ANDREAS
K. KRONENBERG
Center for Tectonophysics, Department of
Geology and Geophysics
Texas A & M University, College Station, TX 77843, USA
RICHARD A. YUND
Department of Geological Sciences, Brown
University, Providence, RI 02912, USA
GEORGE R. ROSSMAN
Division of Geological and Planetary Sciences,
California Institute of Technology, Pasadena, CA 91125, USA
Hydrogen defects in adularia from Kristallina, Switzerland (Or90.2 Ab8.7 An0.0 Cs1.1) have been investigated by examining their vibrational modes in the infrared and near-infrared, and by measuring rates of hydrogen loss and hydrogen gain at elevated temperatures.
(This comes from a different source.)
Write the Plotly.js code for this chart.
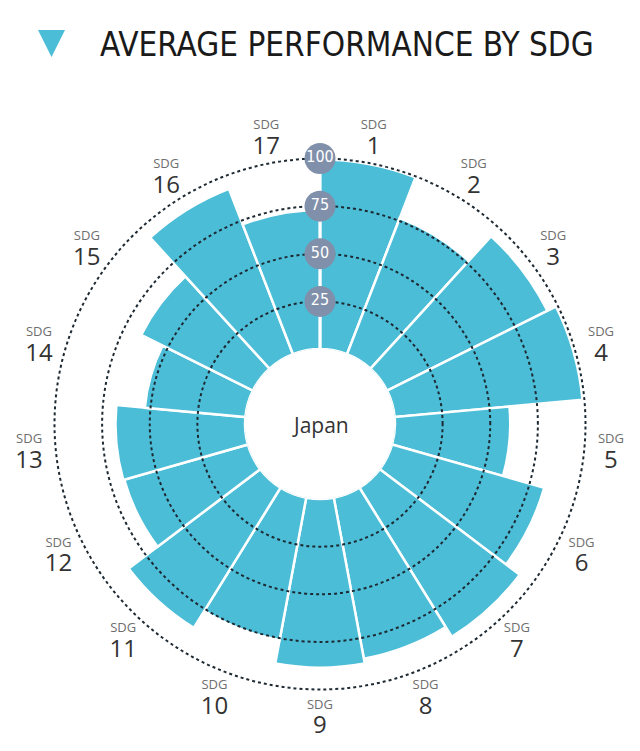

Principal absorption bands exhibited by adularia at wavenumbers of 362 and 345.5 mm-1 (corresponding to O-H stretching modes) are strongly dichroic, with maximum and minimum absorptivities measured for vibrations alpha (E at 5° to a) and beta (E at 5° to c*), respectively, whereas bands at 328 and 309 mm-1 are more nearly isotropic. Similarly, near-infrared bands at 525 and 513 mm-1 (associated with combination H-OH bend, O-H stretch modes) exhibit maximum peak heights for alpha while a lesser band at 475 mm-1 appears to be nearly isotropic. Comparison of fundamental and combination band intensities reveal that molecular water is the predominant hydrogen-bearing species, consistent with previous results for microcline and orthoclase crystals in which H2O substitutes for K. However, differences in magnitude of fundamental and combination band polarizations suggest multiple defect sites or potentially a secondary population of hydroxyl defects. Rates at which these defects can be eliminated from samples annealed in air at temperatures T from 500° to 900°C are much faster than those predicted by oxygen mobilities, yielding diffusivities of
D [m2/s] = 6.2 x 10-4 exp[(-172 ± 15 kJ/mol)/RT ),
indistinguishable from those reported for proton interstitials in quartz. Dissociation of stationary molecu lar water defects to mobile proton interstitials which leave crystal interiors requires that oxygen defects are left behind. Hydrogen defects can be added to adularia crystals annealed at elevated water pressures (corresponding to H2O fugacities of 412 and 1710 MPa and H2 fugacities up to 174 MPa), again at rates that exceed oxygen mobilities. In addition, significant redistribution amongst sites is suggested by changes in band character and polarization. Neither Fe nor other multivalent impurities are sufficiently abundant to accommodate local charge balance upon the loss or gain of protons and other mechanisms of internal adjustment are required.